A signed mediation agreement is a contract. If one side fails to follow through, the other can enforce it in court the same way they’d enforce any other contract. Courts look at whether the agreement contains all essential terms and whether the parties clearly intended to be bound by it. Language stating that the agreement is binding and not subject to revocation strengthens enforceability considerably. A vague outline of principles, or an agreement that expressly says it’s contingent on a more detailed document being signed later, is much harder to enforce.

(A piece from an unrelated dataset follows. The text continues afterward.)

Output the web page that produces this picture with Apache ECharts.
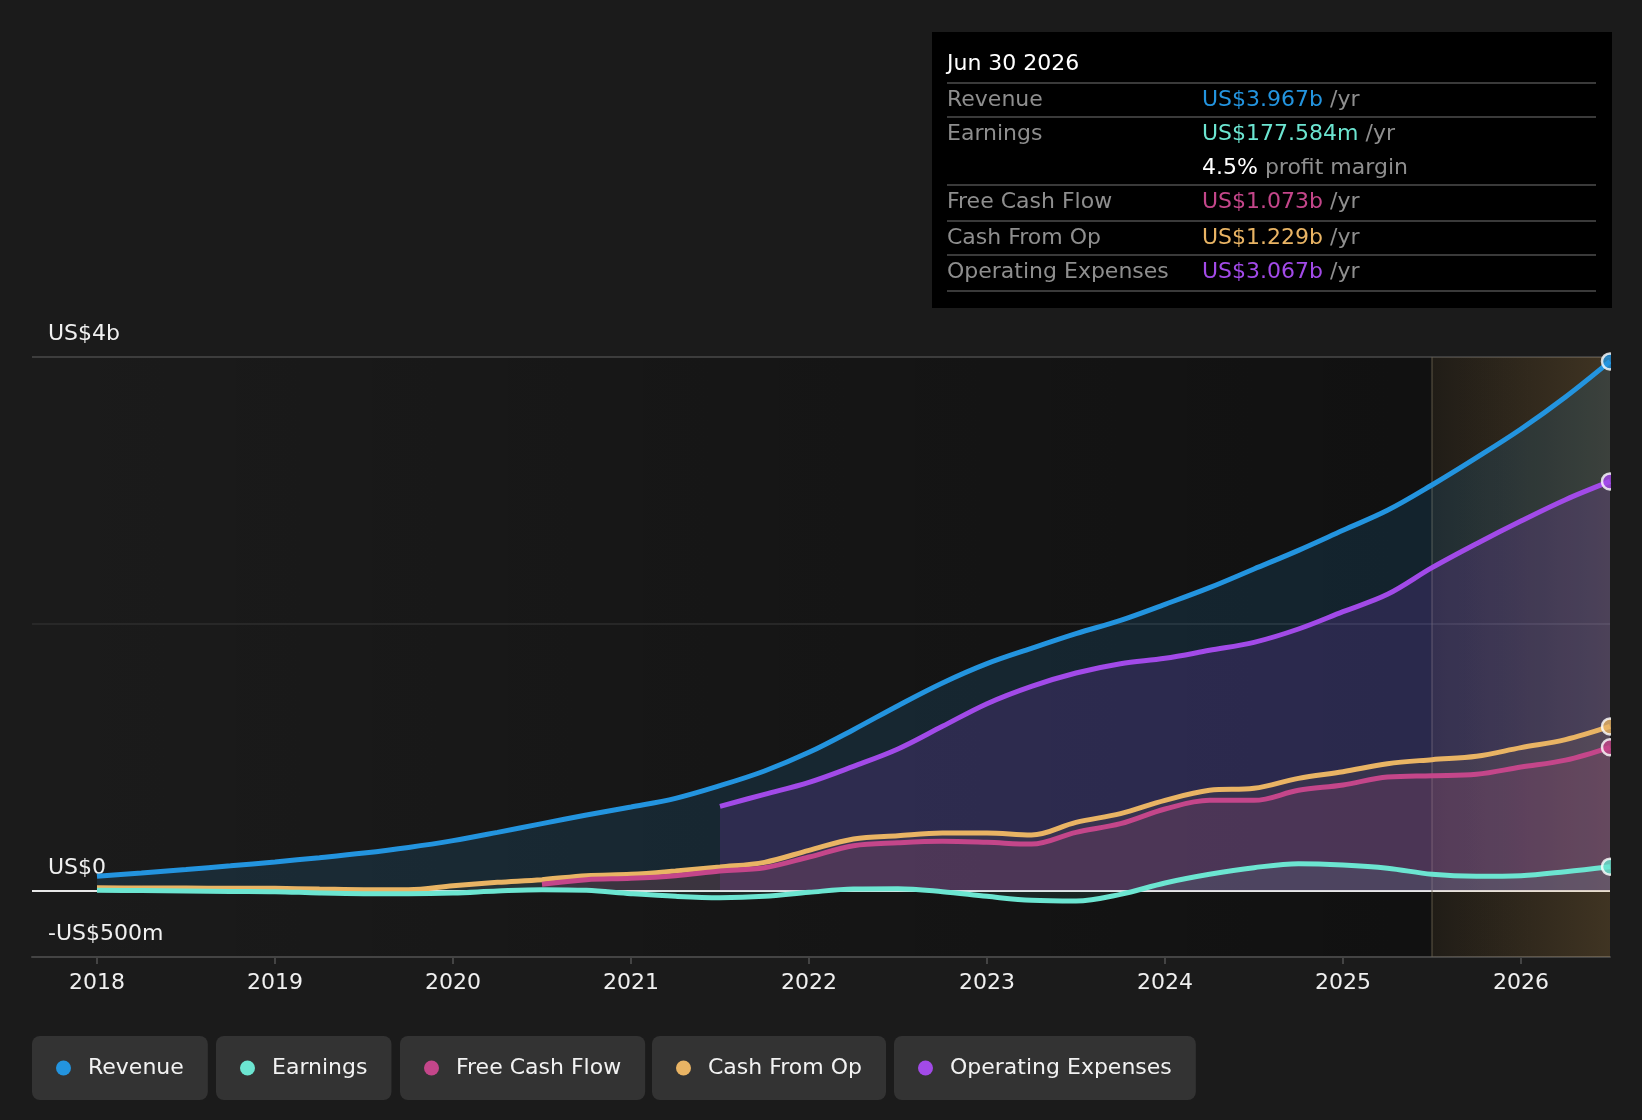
<!DOCTYPE html>
<html>
<head>
<meta charset="utf-8">
<title>Revenue and expenses</title>
<script src="https://cdn.jsdelivr.net/npm/echarts@6/dist/echarts.min.js"></script>
<style>
  html, body { margin: 0; padding: 0; background: #1b1b1b; }
  #main { width: 1642px; height: 1120px; }
</style>
</head>
<body>
<div id="main"></div>
<script>
// quarters as decimal years, values in US$ billions
var quarters = [
  2018.00, 2018.25, 2018.50, 2018.75, 2019.00, 2019.25, 2019.50, 2019.75,
  2020.00, 2020.25, 2020.50, 2020.75, 2021.00, 2021.25, 2021.50, 2021.75,
  2022.00, 2022.25, 2022.50, 2022.75, 2023.00, 2023.25, 2023.50, 2023.75,
  2024.00, 2024.25, 2024.50, 2024.75, 2025.00, 2025.25, 2025.50, 2025.75,
  2026.00, 2026.25, 2026.50
];
var revenue = [
  0.105, 0.13, 0.156, 0.184, 0.213, 0.245, 0.28, 0.322,
  0.373, 0.435, 0.50, 0.565, 0.625, 0.69, 0.785, 0.895,
  1.035, 1.205, 1.385, 1.555, 1.70, 1.815, 1.925, 2.025,
  2.145, 2.27, 2.41, 2.55, 2.70, 2.85, 3.04, 3.245,
  3.46, 3.70, 3.967
];
var earnings = [
  0.0, -0.002, -0.005, -0.008, -0.01, -0.02, -0.025, -0.025,
  -0.02, -0.005, 0.005, 0.0, -0.025, -0.045, -0.055, -0.045,
  -0.015, 0.01, 0.012, -0.01, -0.045, -0.075, -0.08, -0.03,
  0.055, 0.12, 0.17, 0.20, 0.19, 0.166, 0.12, 0.105,
  0.11, 0.14, 0.177584
];
var freeCashFlow = [
  null, null, null, null, null, null, null, null,
  null, null, 0.045, 0.08, 0.09, 0.11, 0.145, 0.17,
  0.25, 0.335, 0.357, 0.368, 0.36, 0.347, 0.435, 0.50,
  0.61, 0.675, 0.675, 0.75, 0.79, 0.85, 0.86, 0.87,
  0.925, 0.977, 1.073
];
var cashFromOp = [
  0.019, 0.018, 0.017, 0.016, 0.015, 0.01, 0.005, 0.005,
  0.035, 0.06, 0.08, 0.11, 0.12, 0.145, 0.175, 0.21,
  0.30, 0.385, 0.41, 0.43, 0.43, 0.415, 0.51, 0.575,
  0.675, 0.75, 0.765, 0.84, 0.89, 0.95, 0.98, 1.005,
  1.07, 1.13, 1.229
];
var operatingExpenses = [
  null, null, null, null, null, null, null, null,
  null, null, null, null, null, null, 0.63, 0.72,
  0.81, 0.93, 1.06, 1.23, 1.40, 1.53, 1.63, 1.70,
  1.74, 1.80, 1.86, 1.96, 2.09, 2.22, 2.42, 2.60,
  2.77, 2.93, 3.067
];
var xTicks = [2018, 2019, 2020, 2021, 2022, 2023, 2024, 2025, 2026];
var yTickValues = [-0.5, 0, 4];
var yTickLabels = ['-US$500m', 'US$0', 'US$4b'];
var forecastStart = 2025.5;
var tipDate = 'Jun 30 2026';

var font = 'DejaVu Sans';
var names = ['Revenue', 'Earnings', 'Free Cash Flow', 'Cash From Op', 'Operating Expenses'];
var colors = ['#2394df', '#6ce5d1', '#c4468a', '#e9b464', '#a24ae8'];
var fills = ['rgba(35,148,223,0.2)', 'rgba(108,229,209,0.12)', 'rgba(196,70,138,0.2)',
             'rgba(233,180,100,0.1)', 'rgba(162,74,232,0.24)'];
var values = [revenue, earnings, freeCashFlow, cashFromOp, operatingExpenses];

function pairs(arr) {
  var out = [];
  for (var i = 0; i < quarters.length; i++) {
    if (arr[i] !== null) out.push([quarters[i], arr[i]]);
  }
  return out;
}
function last(arr) { return arr[arr.length - 1]; }
function money(v) {
  if (Math.abs(v) >= 1) return 'US$' + v.toFixed(3) + 'b';
  return 'US$' + (v * 1000).toFixed(3) + 'm';
}

var myChart = echarts.init(document.getElementById('main'));

var series = [];
// gridlines
series.push({
  type: 'line', data: [], z: 1, silent: true,
  markLine: {
    silent: true, symbol: 'none', label: { show: false }, z: 1,
    data: [
      { yAxis: 2, lineStyle: { color: '#2e2e2e', width: 1.5, type: 'solid' } },
      { yAxis: 4, lineStyle: { color: '#4a4a4a', width: 1.5, type: 'solid' } },
      { yAxis: 0, lineStyle: { color: '#e8e8e8', width: 2, type: 'solid' } }
    ]
  }
});
// draw order: revenue, opex, cfo, fcf, earnings
[0, 4, 3, 2, 1].forEach(function (k) {
  series.push({
    name: names[k],
    type: 'line',
    smooth: 0.35,
    showSymbol: false,
    color: colors[k],
    lineStyle: { width: 5, color: colors[k] },
    areaStyle: { color: fills[k] },
    data: pairs(values[k])
  });
});
// forecast shading on top of lines
series.push({
  type: 'line', data: [], z: 3, silent: true,
  markArea: {
    silent: true, z: 3,
    itemStyle: {
      color: new echarts.graphic.LinearGradient(0, 0, 1, 0, [
        { offset: 0, color: 'rgba(233,180,100,0.07)' },
        { offset: 1, color: 'rgba(233,180,100,0.22)' }
      ])
    },
    data: [[{ xAxis: forecastStart }, { xAxis: last(quarters) }]]
  },
  markLine: {
    silent: true, symbol: 'none', label: { show: false }, z: 3,
    data: [{ xAxis: forecastStart, lineStyle: { color: 'rgba(110,100,80,0.55)', width: 1.5, type: 'solid' } }]
  }
});
// end markers
series.push({
  type: 'scatter', z: 4, silent: true,
  symbol: 'circle', symbolSize: 16,
  data: values.map(function (arr, k) {
    return {
      value: [last(quarters), last(arr)],
      itemStyle: { color: colors[k], borderColor: '#ffffff', borderWidth: 2.5 }
    };
  })
});

// legend boxes
var legendLeft = [32, 216, 400, 652, 894];
var legends = names.map(function (n, k) {
  return {
    data: [{ name: n, icon: 'circle' }],
    left: legendLeft[k], top: 1036,
    orient: 'horizontal',
    selectedMode: false,
    backgroundColor: '#333333',
    borderRadius: 8,
    padding: [21, 24, 21, 24],
    itemWidth: 15, itemHeight: 15,
    textStyle: { color: '#f2f2f2', fontSize: 22, fontFamily: font, lineHeight: 22, padding: [0, 0, 0, 12] }
  };
});

// info box
var tipRows = [
  { label: 'Revenue', k: 0, y: 100 },
  { label: 'Earnings', k: 1, y: 134 },
  { label: 'Free Cash Flow', k: 2, y: 202 },
  { label: 'Cash From Op', k: 3, y: 238 },
  { label: 'Operating Expenses', k: 4, y: 272 }
];
var sepY = [83, 117, 185, 221, 255, 291];
var margin = (last(earnings) / last(revenue) * 100).toFixed(1) + '%';
var graphics = [
  { type: 'rect', z: 100, shape: { x: 932, y: 32, width: 680, height: 276 }, style: { fill: '#000000' } },
  { type: 'text', z: 101, x: 947, y: 64,
    style: { text: tipDate, fill: '#ffffff', fontSize: 22, fontFamily: font, verticalAlign: 'middle' } },
  { type: 'text', z: 101, x: 1202, y: 168,
    style: {
      text: '{a|' + margin + '}{b| profit margin}', verticalAlign: 'middle',
      rich: {
        a: { fill: '#ffffff', fontSize: 22, fontFamily: font },
        b: { fill: '#8e8e8e', fontSize: 22, fontFamily: font }
      }
    } },
  // cover to trim the end markers at the plot edge
  { type: 'rect', z: 100, shape: { x: 1611, y: 320, width: 40, height: 660 }, style: { fill: '#1b1b1b' } }
];
sepY.forEach(function (y) {
  graphics.push({ type: 'line', z: 101, shape: { x1: 947, y1: y, x2: 1596, y2: y },
    style: { stroke: '#3a3a3a', lineWidth: 2 } });
});
tipRows.forEach(function (r) {
  graphics.push({ type: 'text', z: 101, x: 947, y: r.y,
    style: { text: r.label, fill: '#8e8e8e', fontSize: 22, fontFamily: font, verticalAlign: 'middle' } });
  graphics.push({ type: 'text', z: 101, x: 1202, y: r.y,
    style: {
      text: '{v|' + money(last(values[r.k])) + '}{u| /yr}', verticalAlign: 'middle',
      rich: {
        v: { fill: colors[r.k], fontSize: 22, fontFamily: font },
        u: { fill: '#8e8e8e', fontSize: 22, fontFamily: font }
      }
    } });
});

var option = {
  backgroundColor: '#1b1b1b',
  animation: false,
  textStyle: { fontFamily: font },
  grid: {
    left: 32, right: 32, top: 357, bottom: 163,
    show: true, borderWidth: 0,
    backgroundColor: new echarts.graphic.LinearGradient(0, 0, 1, 0, [
      { offset: 0, color: 'rgba(0,0,0,0)' },
      { offset: 0.93, color: 'rgba(0,0,0,0.4)' },
      { offset: 1, color: 'rgba(0,0,0,0.42)' }
    ])
  },
  legend: legends,
  xAxis: {
    type: 'value',
    min: 2017.635, max: last(quarters),
    axisLine: { onZero: false, lineStyle: { color: '#444444', width: 2 } },
    axisTick: { show: true, customValues: xTicks, length: 7, lineStyle: { color: '#444444', width: 2 } },
    axisLabel: {
      customValues: xTicks, color: '#f0f0f0', fontSize: 22, margin: 15,
      formatter: function (v) { return String(Math.round(v)); }
    },
    splitLine: { show: false }
  },
  yAxis: {
    type: 'value',
    min: -0.5, max: 4,
    axisLine: { show: false },
    axisTick: { show: false },
    splitLine: { show: false },
    axisLabel: {
      inside: true, margin: 16,
      customValues: yTickValues,
      color: '#f0f0f0', fontSize: 22,
      verticalAlign: 'bottom', lineHeight: 45,
      formatter: function (v) {
        var i = yTickValues.indexOf(v);
        return i >= 0 ? yTickLabels[i] : '';
      }
    }
  },
  graphic: graphics,
  series: series
};

myChart.setOption(option);
</script>
</body>
</html>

One way to add enforcement muscle is to convert the mediated agreement into a consent judgment filed with the court. A consent judgment can be enforced through the court’s contempt powers, which is significantly faster than filing a separate breach-of-contract lawsuit. In cases already pending before a court, the parties can often ask the judge to incorporate the settlement terms into a court order, which has the same effect.
Settlement conference agreements reached while a case is already before a court are typically put on the record or incorporated into a court order right away. This gives them immediate enforceability, which is a practical advantage over a purely private mediation agreement that hasn’t been filed with any court.
The choice between mediation and a settlement conference isn’t always yours to make. If a judge orders a settlement conference, you attend. But when you do have a choice, the nature of the dispute should guide it.
Mediation works best when the parties need to preserve an ongoing relationship. Family disputes, business partnerships, employment situations where someone is staying at the company, neighbor conflicts. In those settings, having a facilitator help the parties build their own solution creates more durable outcomes than having a judge tell them what the case is worth. Mediation also shines when the resolution involves something beyond money, like changes to a contract, a public apology, or a new operating arrangement.
A settlement conference is the better tool when negotiations have stalled because one or both sides have unrealistic expectations about what would happen at trial. The evaluative feedback from a judicial officer cuts through posturing in a way that facilitative mediation sometimes can’t. If a plaintiff is convinced a jury will award $2 million and a judge says the realistic range is $400,000 to $700,000, that opinion carries weight that no mediator’s gentle reality-testing can match. Settlement conferences also tend to work well late in litigation, after discovery has given both sides enough information to make the officer’s evaluation meaningful.
Some cases benefit from both. Parties might try mediation early, when creative solutions are still on the table, and then use a settlement conference later if mediation didn’t fully resolve the dispute but narrowed the issues. The two processes aren’t competitors; they address different obstacles to resolution, and experienced litigators treat them as complementary tools.